A continuing nuisance involves ongoing or repeated conduct that the owner could stop at any time — nightly noise, recurring pollution, or persistent code violations. The statute of limitations essentially resets with each new occurrence, meaning you can file a lawsuit years after the nuisance began. The catch is that you can only recover damages for the period within the limitations window. If your state has a three-year limit and the nuisance has persisted for a decade, you’re limited to damages from the most recent three years.

Public nuisances are treated differently. Under the prevailing legal framework, there is no statute of limitations for abating a public nuisance, though individual claims for damages related to one may still be time-barred.

Self-Help Abatement

In some situations, the law allows you to fix the problem yourself without waiting for a court order. This is called self-help abatement, and it’s legally recognized but risky if done wrong. The general rule is that you may enter the nuisance-creating property and remove or remedy the condition, but only after giving the property owner written notice and a reasonable opportunity to address it first. Without that notice, what looks like nuisance abatement to you looks like trespassing to a judge.

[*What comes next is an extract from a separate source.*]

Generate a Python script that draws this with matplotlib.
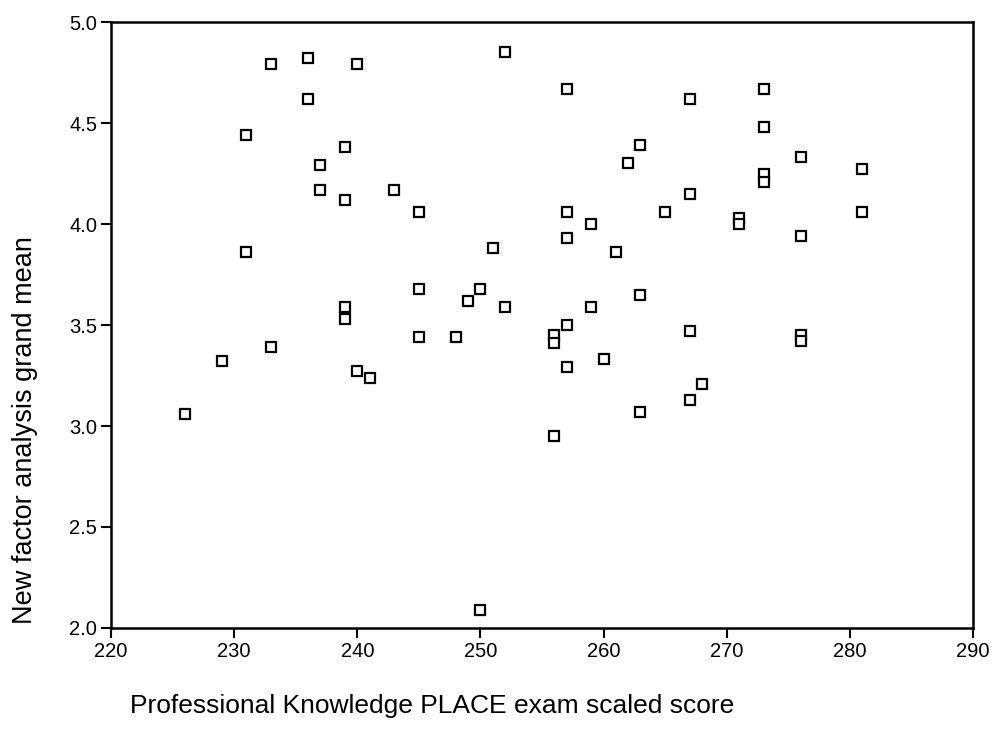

Self-help works best for straightforward physical problems — clearing debris, trimming overhanging branches, removing dumped materials. It works poorly for anything complex, expensive, or contested. You can’t demolish a neighbor’s shed because you believe it’s a nuisance. You can’t enter a property where someone is present and hostile. And if a court later determines that no nuisance existed, you may be liable for trespass and property damage. Think of self-help as a practical tool for clear-cut situations and a legal minefield for everything else.